Farmers Protest in India

After months of protesting in tent cities on the borders of New Delhi, the Farmers Protest in India escalated. On Jan. 26th, protesters on tractors broke through police barricades and stormed the Red Fort, the building where Indian independence was first celebrated. 

These protests in New Delhi are the result of three farm bills passed in September 2020 that deregulate India’s agricultural market. The farmers’ protests began in late November, but on Jan. 26th, the protests escalated. Violence and internet shutdowns ensued, sparking global outrage at the actions of the Indian government.  

Under previous agricultural laws, farmers were able to sell their goods at wholesale markets and government-regulated auctions. At auctions, farmers were guaranteed a certain minimum price for their goods. 

On Sept. 14th, three bills were introduced to parliament and they were passed on Sept. 27. Each bill deregulates a different part of the agricultural industry. 

The first act, called the Farmers’ Produce Trade and Commerce Bill, creates trading spaces that are unregulated by the government. Its goal is to create an environment, “where the farmers and traders enjoy the freedom of choice relating to sale and purchase of farmers’ produce.” 

The second act is called the Farmers Agreement of Price Assurance and Farm Services Bill. It creates a general framework for farming agreements, and many worry that this framework could make it challenging for farmers to fight bad deals. This is since agreements are solely between farmers and traders. 

The third act is an amendment called the Essential Commodities Bill. This act allows people to stock up on goods. Farmers worry that this will lead to people buying a surplus and being able to influence pricing. 

Farmers worry about this deregulation, as it leaves them at the mercy of private businesses that will lower prices. The Indian government has offered to suspend the new laws for 12-18 months, but will not repeal them. The government believes that these laws will give India’s farmers more opportunities and freedoms. The government also believes that increasing competition can boost farmers income. Farmers disagree and are unsatisfied with a temporary suspension of the new laws. They are looking for these laws to be completely repealed. 

On November 26, the protesters began marching into New Delhi. Police attempted to keep predators out of the city through barricades, water cannons, and tear gas. However this did not deter the farmer, and on Nov. 27 police allowed protesters into approved locations to protest peacefully. Farmers were protesting peacefully for almost two months despite cold weather, suicides, and accidents. 

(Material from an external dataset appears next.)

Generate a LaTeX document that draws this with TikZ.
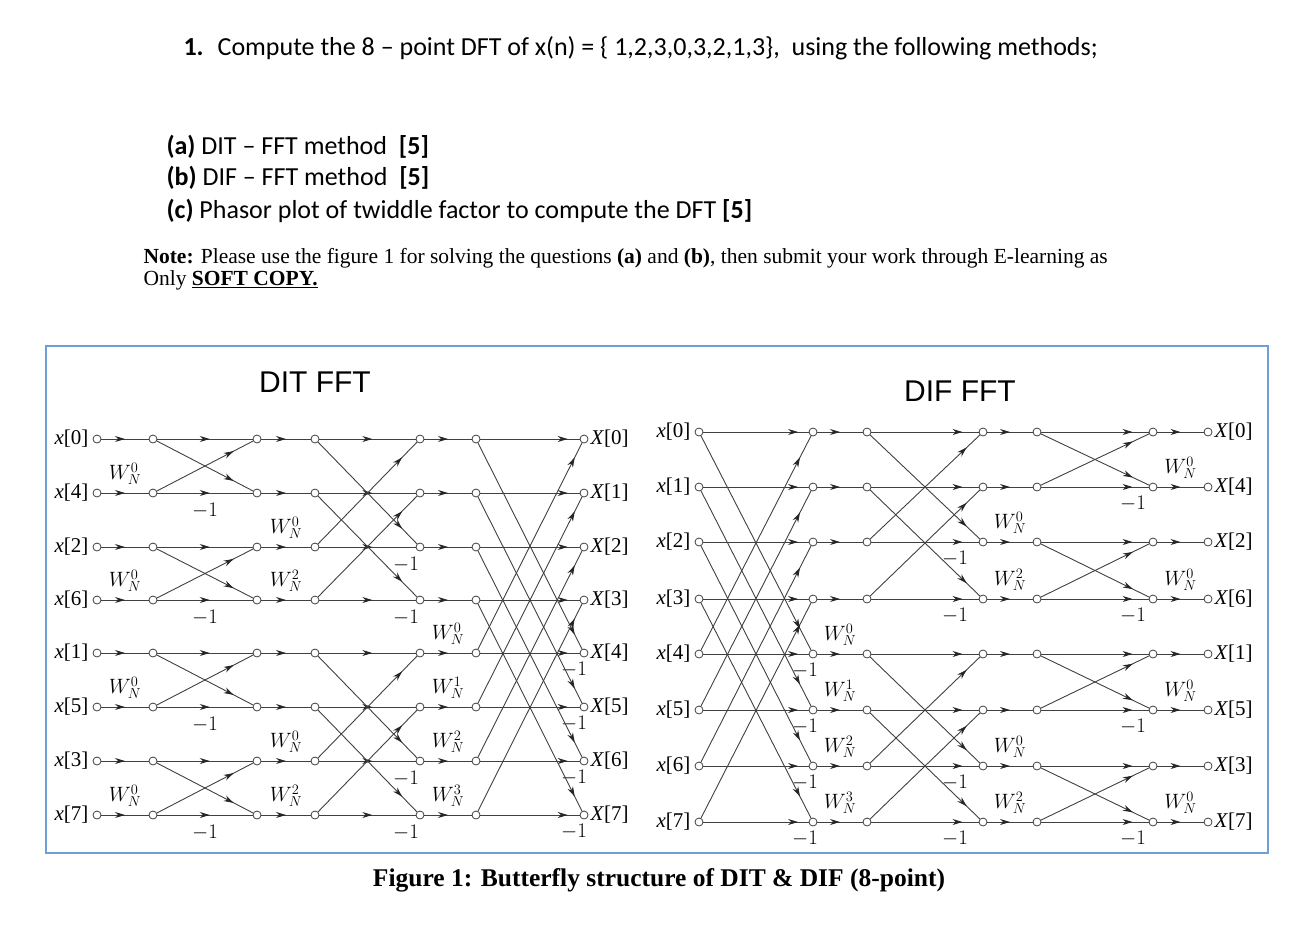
\documentclass[tikz,border=0pt]{standalone}
\usepackage{fontspec}
\setmainfont{Liberation Serif}
\newfontfamily\calfnt{Carlito}
\newfontfamily\arsfnt{Liberation Sans}
\usetikzlibrary{arrows.meta,decorations.markings,calc}
\begin{document}
\begin{tikzpicture}[x=1pt,y=-1pt,
  ln/.style={draw=black!75,line width=0.9pt},
  am/.style={ln,postaction={decorate},decoration={markings,mark=at position #1 with {\arrow[black!85]{Stealth[length=10pt,width=6pt]}}}},
  am/.default=0.55,
  nd/.style={circle,draw=black!75,fill=white,line width=0.8pt,inner sep=0pt,minimum size=8pt},
  lb/.style={font=\fontsize{21}{21}\selectfont},
  tw/.style={font=\fontsize{20}{20}\selectfont,inner sep=0pt},
  hd/.style={anchor=west,font=\calfnt\fontsize{26}{26}\selectfont},
  nt/.style={anchor=west,font=\fontsize{21.5}{21.5}\selectfont}]
\useasboundingbox (0,0) rectangle (1304,932);
% header
\node[hd] (h1) at (180,48) {\textbf{1.}\hspace{14pt}Compute the 8 – point DFT of x(n) = \{ 1,2,3,0,3,2,1,3\},\ \ using the following methods;};
\node[hd] (h2) at (163,147) {\textbf{(a)} DIT – FFT method\ \ \textbf{[5]}};
\node[hd] (h3) at (163,178) {\textbf{(b)} DIF – FFT method\ \ \textbf{[5]}};
\node[hd] (h4) at (163,211) {\textbf{(c)}\ Phasor plot of twiddle factor to compute the DFT \textbf{[5]}};
\node[nt] (n1) at (140,258) {\textbf{Note:} Please use the figure 1 for solving the questions \textbf{(a)} and \textbf{(b)}, then submit your work through E-learning as};
\node[nt] (n2) at (140,280) {Only \textbf{\underline{SOFT COPY.}}};
\draw[draw={rgb,255:red,110;green,160;blue,215},line width=1.2pt] (46,346) rectangle (1268,853);
\node[font=\arsfnt\fontsize{30}{30}\selectfont] (t1) at (315,382) {DIT FFT};
\node[font=\arsfnt\fontsize{30}{30}\selectfont] (t2) at (960,391) {DIF FFT};
\node[font=\bfseries\fontsize{25.5}{25.5}\selectfont] (cap) at (659,880) {Figure 1: Butterfly structure of DIT \& DIF (8-point)};
% ---------------- DIT ----------------
\foreach \r/\y in {0/439,1/493,2/547,3/600,4/653,5/707,6/761,7/815}{
  \foreach \c/\x in {0/97,1/153,2/257,3/315,4/420,5/476,6/584}{
    \node[nd] (a\c-\r) at (\x,\y) {};
  }
}
\foreach \r/\t in {0/0,1/4,2/2,3/6,4/1,5/5,6/3,7/7}{
  \node[lb,anchor=east,inner sep=4pt] (ai\r) at (a0-\r.west) {\textit{x}[\t]};
  \node[lb,anchor=west,inner sep=2pt] (ao\r) at (a6-\r.east) {\textit{X}[\r]};
}
\foreach \r in {0,...,7}{
  \draw[am=0.5] (a0-\r) -- (a1-\r);
  \draw[am=0.55] (a1-\r) -- (a2-\r);
  \draw[am=0.5] (a2-\r) -- (a3-\r);
  \draw[am=0.55] (a3-\r) -- (a4-\r);
  \draw[am=0.5] (a4-\r) -- (a5-\r);
  \draw[am=0.88] (a5-\r) -- (a6-\r);
}
\foreach \p/\q in {0/1,2/3,4/5,6/7}{
  \draw[am=0.8] (a1-\p) -- (a2-\q);
  \draw[am=0.8] (a1-\q) -- (a2-\p);
  \node[tw] at ($(a0-\q)!0.5!(a1-\q)+(0,-19)$) {$W_N^0$};
  \node[tw] at ($(a1-\q)!0.5!(a2-\q)+(0,18)$) {$-1$};
}
\foreach \p/\q in {0/2,1/3,4/6,5/7}{
  \draw[am=0.85] (a3-\p) -- (a4-\q);
  \draw[am=0.85] (a3-\q) -- (a4-\p);
  \node[tw] at ($(a4-\q)+(-14,18)$) {$-1$};
}
\foreach \r/\w in {2/0,3/2,6/0,7/2}{
  \node[tw] at ($(a2-\r)!0.5!(a3-\r)+(0,-19)$) {$W_N^{\w}$};
}
\foreach \p/\q in {0/4,1/5,2/6,3/7}{
  \draw[am=0.93] (a5-\p) -- (a6-\q);
  \draw[am=0.93] (a5-\q) -- (a6-\p);
  \node[tw] at ($(a6-\q)+(-10,17)$) {$-1$};
}
\foreach \r/\w in {4/0,5/1,6/2,7/3}{
  \node[tw] at ($(a4-\r)!0.5!(a5-\r)+(0,-19)$) {$W_N^{\w}$};
}
% ---------------- DIF ----------------
\foreach \r/\y in {0/432,1/487,2/542,3/599,4/654,5/710,6/766,7/822}{
  \foreach \c/\x in {0/699,1/813,2/867,3/983,4/1037,5/1153,6/1208}{
    \node[nd] (b\c-\r) at (\x,\y) {};
  }
  \node[lb,anchor=east,inner sep=4pt] (bi\r) at (b0-\r.west) {\textit{x}[\r]};
}
\foreach \r/\t in {0/0,1/4,2/2,3/6,4/1,5/5,6/3,7/7}{
  \node[lb,anchor=west,inner sep=2pt] (bo\r) at (b6-\r.east) {\textit{X}[\t]};
}
\foreach \r in {0,...,7}{
  \draw[am=0.9] (b0-\r) -- (b1-\r);
  \draw[am=0.5] (b1-\r) -- (b2-\r);
  \draw[am=0.85] (b2-\r) -- (b3-\r);
  \draw[am=0.5] (b3-\r) -- (b4-\r);
  \draw[am=0.85] (b4-\r) -- (b5-\r);
  \draw[am=0.5] (b5-\r) -- (b6-\r);
}
\foreach \p/\q in {0/4,1/5,2/6,3/7}{
  \draw[am=0.9] (b0-\p) -- (b1-\q);
  \draw[am=0.9] (b0-\q) -- (b1-\p);
  \node[tw] at ($(b1-\q)+(-8,17)$) {$-1$};
}
\foreach \r/\w in {4/0,5/1,6/2,7/3}{
  \node[tw] at ($(b1-\r)!0.5!(b2-\r)+(0,-19)$) {$W_N^{\w}$};
}
\foreach \p/\q in {0/2,1/3,4/6,5/7}{
  \draw[am=0.88] (b2-\p) -- (b3-\q);
  \draw[am=0.88] (b2-\q) -- (b3-\p);
  \node[tw] at ($(b3-\q)+(-28,17)$) {$-1$};
}
\foreach \r/\w in {2/0,3/2,6/0,7/2}{
  \node[tw] at ($(b3-\r)!0.5!(b4-\r)+(0,-19)$) {$W_N^{\w}$};
}
\foreach \p/\q in {0/1,2/3,4/5,6/7}{
  \draw[am=0.85] (b4-\p) -- (b5-\q);
  \draw[am=0.85] (b4-\q) -- (b5-\p);
  \node[tw] at ($(b5-\q)+(-20,17)$) {$-1$};
  \node[tw] at ($(b5-\q)!0.5!(b6-\q)+(0,-19)$) {$W_N^0$};
}
\end{tikzpicture}
\end{document}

Jan. 26th and the events of that day lead to international attention on the farmer’s protests. On Jan. 26th, protestors wanted to stage a tractor parade and got permission from the police to protest on three routes, mostly on the borders of the city. However, protestors deviated from these routes and headed to the Red Fort, in the center of New Delhi. 

Protesters were met with tear gas and water cannons from the police. Thousands of protestors rode on tractors and one protester died.

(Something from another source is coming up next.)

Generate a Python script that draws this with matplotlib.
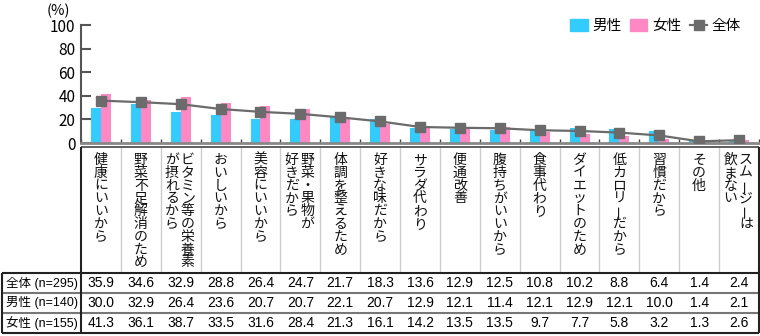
import matplotlib
matplotlib.use('Agg')
import matplotlib.pyplot as plt
from matplotlib.patches import Patch
from matplotlib.lines import Line2D
import numpy as np

plt.rcParams['font.family'] = ['Noto Sans CJK JP', 'DejaVu Sans']

# 選択理由（縦書きラベル。"/" で列を分ける）
categories = [
    '健康にいいから', '野菜不足解消のため', 'ビタミン等の栄養素/が摂れるから',
    'おいしいから', '美容にいいから', '野菜・果物が/好きだから',
    '体調を整えるため', '好きな味だから', 'サラダ代わり', '便通改善',
    '腹持ちがいいから', '食事代わり', 'ダイエットのため', '低カロリーだから',
    '習慣だから', 'その他', 'スムージーは/飲まない',
]
total = [35.9, 34.6, 32.9, 28.8, 26.4, 24.7, 21.7, 18.3, 13.6, 12.9,
         12.5, 10.8, 10.2, 8.8, 6.4, 1.4, 2.4]
male = [30.0, 32.9, 26.4, 23.6, 20.7, 20.7, 22.1, 20.7, 12.9, 12.1,
        11.4, 12.1, 12.9, 12.1, 10.0, 1.4, 2.1]
female = [41.3, 36.1, 38.7, 33.5, 31.6, 28.4, 21.3, 16.1, 14.2, 13.5,
          13.5, 9.7, 7.7, 5.8, 3.2, 1.3, 2.6]
row_labels = ['全体 (n=295)', '男性 (n=140)', '女性 (n=155)']
yticks = [0, 20, 40, 60, 80, 100]

C_MALE = '#33CCFF'
C_FEMALE = '#FF88C4'
C_TOTAL = '#6B6B6B'

W, H = 760, 336
fig = plt.figure(figsize=(W / 100, H / 100), dpi=100)

n = len(categories)
x = np.arange(n)

# --- グラフ部 ---
ax = fig.add_axes([81 / W, 1 - 143 / H, 678 / W, 118 / H])
bw = 0.25
ax.bar(x - bw / 2, male, bw, color=C_MALE, zorder=2)
ax.bar(x + bw / 2, female, bw, color=C_FEMALE, zorder=2)
ax.plot(x, total, color=C_TOTAL, lw=1.6, marker='s', ms=6.5, zorder=3)

ax.set_xlim(-0.5, n - 0.5)
ax.set_ylim(0, 100)
ax.set_yticks(yticks)
ax.tick_params(axis='y', direction='in', length=7, width=1.5, color='#555555',
               labelsize=11, pad=4)
ax.set_xticks(np.arange(n + 1) - 0.5)
ax.set_xticklabels([])
ax.tick_params(axis='x', direction='in', length=3, width=1, color='#444444')
for s in ['top', 'right']:
    ax.spines[s].set_visible(False)
ax.spines['left'].set_color('#555555')
ax.spines['left'].set_linewidth(1.5)
ax.spines['bottom'].set_color('#888888')
ax.spines['bottom'].set_linewidth(2)

fig.text(47 / W, 1 - 11 / H, '(%)', fontsize=10.5, va='center')

handles = [Patch(color=C_MALE), Patch(color=C_FEMALE),
           Line2D([], [], color=C_TOTAL, lw=1.6, marker='s', ms=6.5)]
fig.legend(handles, ['男性', '女性', '全体'], loc='upper right',
           bbox_to_anchor=(754 / W, 1 - 6 / H), ncol=3, frameon=False,
           fontsize=10.5, handlelength=1.2, handleheight=0.9,
           handletextpad=0.3, columnspacing=0.6)

# --- ラベル・データ表 ---
ta = fig.add_axes([81 / W, 1 - 333 / H, 678 / W, 186 / H])
ta.set_xlim(-0.5, n - 0.5)
ta.set_ylim(333, 147)
ta.axis('off')
xu = 678 / n  # 1カテゴリあたりのピクセル幅
x_left = -0.5 - 79 / xu
x_right = n - 0.5

def hline(y, x0, color, lw=1.2):
    ta.plot([x0, x_right], [y, y], color=color, lw=lw, clip_on=False,
            solid_capstyle='butt')

def vline(xx, y0, y1, color, lw=1.2):
    ta.plot([xx, xx], [y0, y1], color=color, lw=lw, clip_on=False,
            solid_capstyle='butt')

# 縦書きラベル
step = 12.8
for i, lab in enumerate(categories):
    cols = lab.split('/')
    if len(cols) == 1:
        offs = [0.0]
    else:
        offs = [0.17, -0.22]
    for col, off in zip(cols, offs):
        for k, ch in enumerate(col):
            rot = 90 if ch == 'ー' else 0
            ta.text(i + off, 160 + k * step, ch, fontsize=10,
                    ha='center', va='center', rotation=rot, color='#111111')
    if i > 0:
        vline(i - 0.5, 147, 273, '#CCCCCC', lw=1)

# 表の数値
rows = [total, male, female]
row_y = [273, 293, 313, 333]
tfont = ['Liberation Sans', 'Noto Sans CJK JP']
for r, (lab, vals) in enumerate(zip(row_labels, rows)):
    yc = (row_y[r] + row_y[r + 1]) / 2
    ta.text(x_left + 4 / xu, yc, lab, fontsize=9, ha='left', va='center',
            family=tfont, clip_on=False)
    for i, v in enumerate(vals):
        ta.text(i, yc, f'{v:.1f}', fontsize=10, ha='center', va='center',
                family=tfont)

# 罫線
hline(147, -0.5, '#444444', lw=1.2)
hline(273, x_left, '#222222', lw=1.5)
hline(293, x_left, '#777777', lw=1.5)
hline(313, x_left, '#777777', lw=1.5)
hline(333, x_left, '#222222', lw=1.5)
vline(-0.5, 147, 333, '#222222', lw=1.5)
vline(x_left, 273, 333, '#222222', lw=1.5)
vline(x_right, 147, 333, '#222222', lw=1.5)

fig.savefig('out.png', dpi=100, facecolor='white')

 This event led to a crackdown on the protests. The Indian government has detained journalists, imprisoned protestors, and shut down the internet. The internet was shut down in 14 districts in Haryana until 5 pm and there was a 48-hour shutdown in at least 3 other areas. Over 500 Twitter accounts that were critical of the Indian government were also permanently blocked. 

These actions have sparked international outrage. Many prominent figures such as Rihanna and Greta Thunberg have spoken about this. Their comments have also drawn backlash from those who support the actions of the Indian government.